# Start of DATA TO PROCESS

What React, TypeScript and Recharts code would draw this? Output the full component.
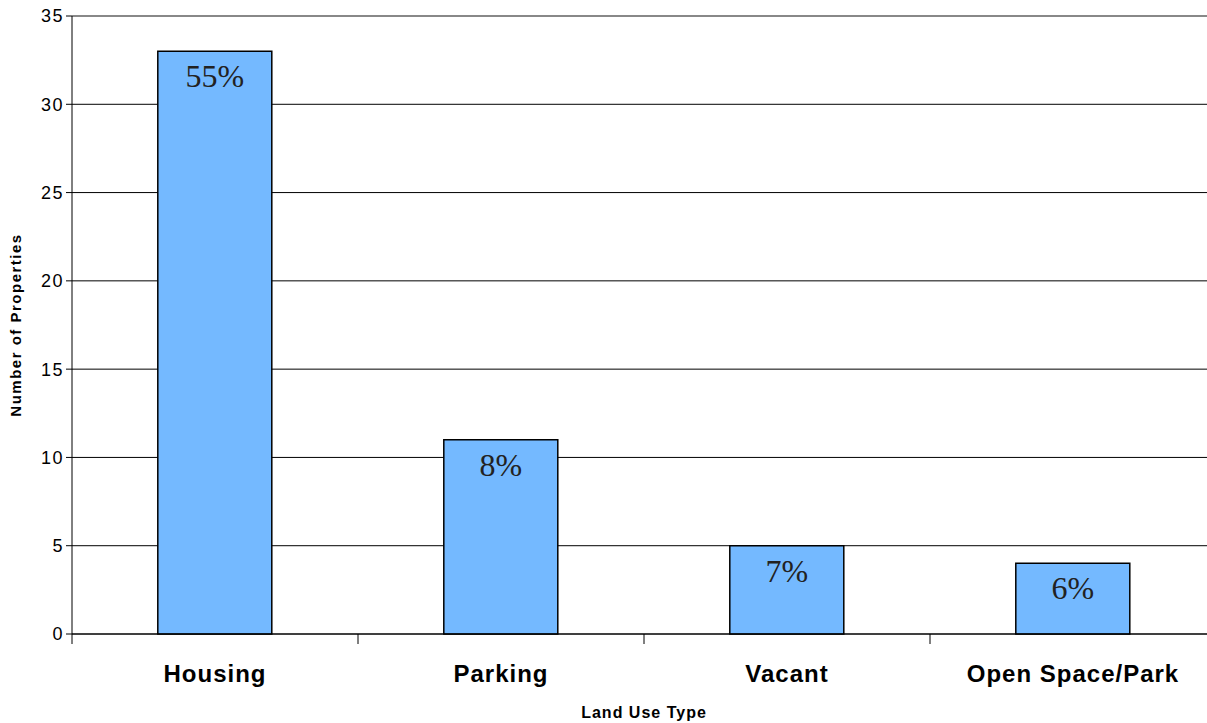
import { Bar, BarChart, CartesianGrid, LabelList, ReferenceLine, XAxis, YAxis } from "recharts";

const categories = ["Housing", "Parking", "Vacant", "Open Space/Park"];
const counts = [33, 11, 5, 4];
const shares = ["55%", "8%", "7%", "6%"];
const yTicks = [0, 5, 10, 15, 20, 25, 30, 35];

const data = categories.map((name, i) => ({ name, count: counts[i], share: shares[i] }));

// the original plot runs a little past the right edge of the picture
const W = 1220;
const H = 723;
const M = { top: 16, right: 4, left: 0, bottom: 0 };
const Y_W = 72;
const X_H = 89;
const HALF_BAND = (W - M.left - M.right - Y_W) / categories.length / 2;
const SANS = "Arial, 'Liberation Sans', sans-serif";

function XTick(props: any) {
  const { x, y, payload, index } = props;
  const last = index === categories.length - 1;
  return (
    <g>
      <line x1={x - HALF_BAND} x2={x - HALF_BAND} y1={y - 8} y2={y + 2} stroke="#000" />
      {last && <line x1={x + HALF_BAND} x2={x + HALF_BAND} y1={y - 8} y2={y + 2} stroke="#000" />}
      <text
        x={x}
        y={y + 40}
        textAnchor="middle"
        fontFamily={SANS}
        fontWeight={700}
        fontSize={24}
        letterSpacing={1}
        fill="#000"
      >
        {payload.value}
      </text>
    </g>
  );
}

function ShareLabel(props: any) {
  const { x, y, width, value } = props;
  return (
    <text
      x={Number(x) + Number(width) / 2}
      y={Number(y) + 36}
      textAnchor="middle"
      fontFamily="'Times New Roman', 'Liberation Serif', serif"
      fontSize={32}
      fill="#222"
    >
      {value}
    </text>
  );
}

export default function App() {
  return (
    <div style={{ position: "absolute", left: 0, top: 0, width: 1207, height: H, overflow: "hidden", background: "#fff" }}>
      <BarChart width={W} height={H} data={data} margin={M} barCategoryGap="30%">
        <CartesianGrid vertical={false} stroke="#000" strokeWidth={1} />
        <ReferenceLine y={35} stroke="#888" strokeWidth={2} />
        <XAxis
          dataKey="name"
          height={X_H}
          axisLine={{ stroke: "#000" }}
          tickLine={false}
          tick={<XTick />}
          interval={0}
          label={{
            value: "Land Use Type",
            position: "insideBottom",
            offset: 5,
            style: { fontFamily: SANS, fontWeight: 700, fontSize: 16, letterSpacing: 1, fill: "#000" },
          }}
        />
        <YAxis
          width={Y_W}
          domain={[0, 35]}
          ticks={yTicks}
          interval={0}
          axisLine={{ stroke: "#000" }}
          tickLine={{ stroke: "#000" }}
          tickSize={6}
          tick={{ fontFamily: SANS, fontSize: 18, letterSpacing: 1.5, fill: "#000" }}
          label={{
            value: "Number of Properties",
            angle: -90,
            position: "insideLeft",
            offset: 16,
            style: {
              textAnchor: "middle",
              fontFamily: SANS,
              fontWeight: 700,
              fontSize: 15,
              letterSpacing: 1.5,
              fill: "#000",
            },
          }}
        />
        <Bar dataKey="count" fill="#74B9FF" stroke="#000" strokeWidth={1.5} isAnimationActive={false}>
          <LabelList dataKey="share" content={<ShareLabel />} />
        </Bar>
      </BarChart>
    </div>
  );
}
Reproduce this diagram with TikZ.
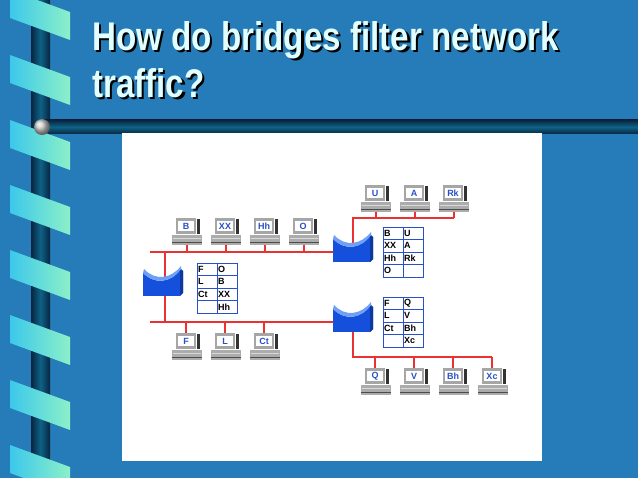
\documentclass[tikz,border=0pt]{standalone}
\usepackage{fontspec}
\setmainfont{Liberation Sans}
\definecolor{bg}{RGB}{38,124,184}
\definecolor{pole}{RGB}{16,60,105}
\definecolor{rib}{RGB}{60,200,235}
\definecolor{ribg}{RGB}{140,240,200}
\definecolor{ttl}{RGB}{225,255,255}
\definecolor{lan}{RGB}{235,50,50}
\definecolor{brb}{RGB}{20,80,220}
\definecolor{brl}{RGB}{110,160,245}
\definecolor{tbl}{RGB}{40,80,200}
\tikzset{
  scr/.style={draw=gray!70,fill=white,line width=2.5pt,minimum width=18pt,minimum height=13pt,inner sep=0pt,font=\bfseries\fontsize{9}{9}\selectfont,text=tbl},
  bus/.style={draw=lan,line width=1.3pt},
  cell/.style={font=\bfseries\fontsize{9}{9}\selectfont,anchor=west,inner sep=1pt}
}
\newcommand{\shd}[1]{\makebox[0pt][l]{\kern2.5pt\raisebox{-2.5pt}{\color{black}#1}}#1}
\newcommand{\comp}[4]{%
  \node[scr] (#1) at (#2,#3) {#4};
  \fill[black!80] ([xshift=1pt,yshift=-1pt]#1.north east) rectangle ++(2.5,15);
  \fill[gray!65] ([xshift=-4pt,yshift=-1pt]#1.south west) rectangle ([xshift=6pt,yshift=-11pt]#1.south east);
  \draw[gray!30,line width=0.6pt] ([xshift=-3pt,yshift=-5pt]#1.south west) -- ([xshift=5pt,yshift=-5pt]#1.south east);
  \draw[black!70,line width=0.8pt] ([xshift=-4pt,yshift=-9pt]#1.south west) -- ([xshift=6pt,yshift=-9pt]#1.south east);
  \coordinate (#1b) at ([xshift=1pt,yshift=-11pt]#1.south);
}
\newcommand{\bridge}[3]{%
  \coordinate (#1) at (#2,#3);
  \fill[brb] (#2-20,#3-8) .. controls (#2-8,#3+4) and (#2+8,#3+2) .. (#2+18,#3-12) -- (#2+20,#3-10) -- (#2+20,#3+12) -- (#2+17,#3+15) -- (#2-20,#3+15) -- cycle;
  \fill[brl] (#2-20,#3-8) .. controls (#2-8,#3+4) and (#2+8,#3+2) .. (#2+18,#3-12) -- (#2+18,#3-15) .. controls (#2+8,#3-2) and (#2-8,#3) .. (#2-19,#3-12) -- cycle;
  \fill[brb!70!black] (#2+17,#3-11) -- (#2+20,#3-10) -- (#2+20,#3+12) -- (#2+17,#3+15) -- cycle;
}
\newcommand{\tabl}[9]{%
  \draw[tbl,line width=0.8pt] (#1,#2) rectangle ++(40,50);
  \draw[tbl,line width=0.8pt] (#1+20,#2) -- ++(0,50);
  \foreach \k in {1,2,3} \draw[tbl,line width=0.8pt] (#1,#2+12.5*\k) -- ++(40,0);
  \node[cell] at (#1,#2+6.25) {#3}; \node[cell] at (#1+20,#2+6.25) {#4};
  \node[cell] at (#1,#2+18.75) {#5}; \node[cell] at (#1+20,#2+18.75) {#6};
  \node[cell] at (#1,#2+31.25) {#7}; \node[cell] at (#1+20,#2+31.25) {#8};
  \node[cell] at (#1+20,#2+43.75) {#9};
}
\begin{document}
\begin{tikzpicture}[x=1pt,y=-1pt]
\useasboundingbox (0,0) rectangle (638,478);
\fill[bg] (0,0) rectangle (638,478);
% pole and bar
\shade[left color=pole!60!black,right color=pole!60!black,middle color=pole!80!cyan] (31,0) rectangle (50,478);
\shade[top color=pole!60!black,bottom color=pole!60!black,middle color=pole!80!cyan] (40,120) rectangle (638,134);
% ribbons
\foreach \y in {-10,55,120,185,250,315,380,445}{
  \fill[ribg!80!rib] (12,\y+22) -- (30,\y+8) -- (30,\y+28) -- cycle;
  \shade[left color=rib,right color=ribg] (10,\y) -- (70,\y+22) -- (70,\y+50) -- (10,\y+28) -- cycle;
}
\shade[ball color=gray!40] (42,127) circle (8);
% title
\node[anchor=north west,align=left,text=ttl,font=\bfseries\fontsize{40}{47}\selectfont,inner sep=0pt,xscale=0.83] (title) at (92,21) {\shd{How do bridges filter network}\\\shd{traffic?}};
% panel
\fill[white] (122,133) rectangle (542,461);
% computers
\comp{B}{186}{226}{B}\comp{XX}{225}{226}{XX}\comp{Hh}{264}{226}{Hh}\comp{O}{303}{226}{O}
\comp{F}{186}{341}{F}\comp{L}{225}{341}{L}\comp{Ct}{264}{341}{Ct}
\comp{U}{375}{193}{U}\comp{A}{414}{193}{A}\comp{Rk}{453}{193}{Rk}
\comp{Q}{375}{376}{Q}\comp{V}{414}{376}{V}\comp{Bh}{453}{376}{Bh}\comp{Xc}{492}{376}{Xc}
% buses
\coordinate (tl) at (150,252); \coordinate (tr) at (336,252);
\coordinate (bl) at (150,322); \coordinate (br) at (336,322);
\draw[bus] (tl) -- (tr); \draw[bus] (bl) -- (br);
\draw[bus] (165,252) -- (165,322);
\foreach \n in {B,XX,Hh,O} \draw[bus] (\n b) -- (\n b |- tl);
\foreach \n in {F,L,Ct} \draw[bus] (\n.north) -- (\n.north |- bl);
\coordinate (ut) at (353,218); \coordinate (qt) at (353,357);
\draw[bus] (353,245) -- (ut) -- (Rkb |- ut);
\foreach \n in {U,A,Rk} \draw[bus] (\n b) -- (\n b |- ut);
\draw[bus] (353,318) -- (qt) -- (Xc.north |- qt);
\foreach \n in {Q,V,Bh,Xc} \draw[bus] (\n.north) -- (\n.north |- qt);
% bridges
\bridge{br1}{163}{281}
\bridge{br2}{353}{247}
\bridge{br3}{353}{317}
% tables
\tabl{197}{263}{F}{O}{L}{B}{Ct}{XX}{Hh}
\tabl{383}{227}{B}{U}{XX}{A}{Hh}{Rk}{}
\node[cell] at (383,227+43.75) {O};
\tabl{383}{297}{F}{Q}{L}{V}{Ct}{Bh}{Xc}
\end{tikzpicture}
\end{document}
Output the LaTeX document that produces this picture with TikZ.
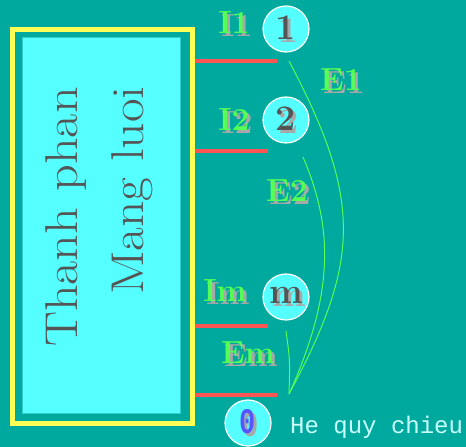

# End of DATA TO PROCESS

■ **WHAT YOU SHOULD DO**
Pictures excluded, repeat exactly the lines from the top of the material through the line with "const data = categories.map((name, i)", including both of those lines.

■ **THE RESPONSE**
What React, TypeScript and Recharts code would draw this? Output the full component.
import { Bar, BarChart, CartesianGrid, LabelList, ReferenceLine, XAxis, YAxis } from "recharts";

const categories = ["Housing", "Parking", "Vacant", "Open Space/Park"];
const counts = [33, 11, 5, 4];
const shares = ["55%", "8%", "7%", "6%"];
const yTicks = [0, 5, 10, 15, 20, 25, 30, 35];

const data = categories.map((name, i) => ({ name, count: counts[i], share: shares[i] }));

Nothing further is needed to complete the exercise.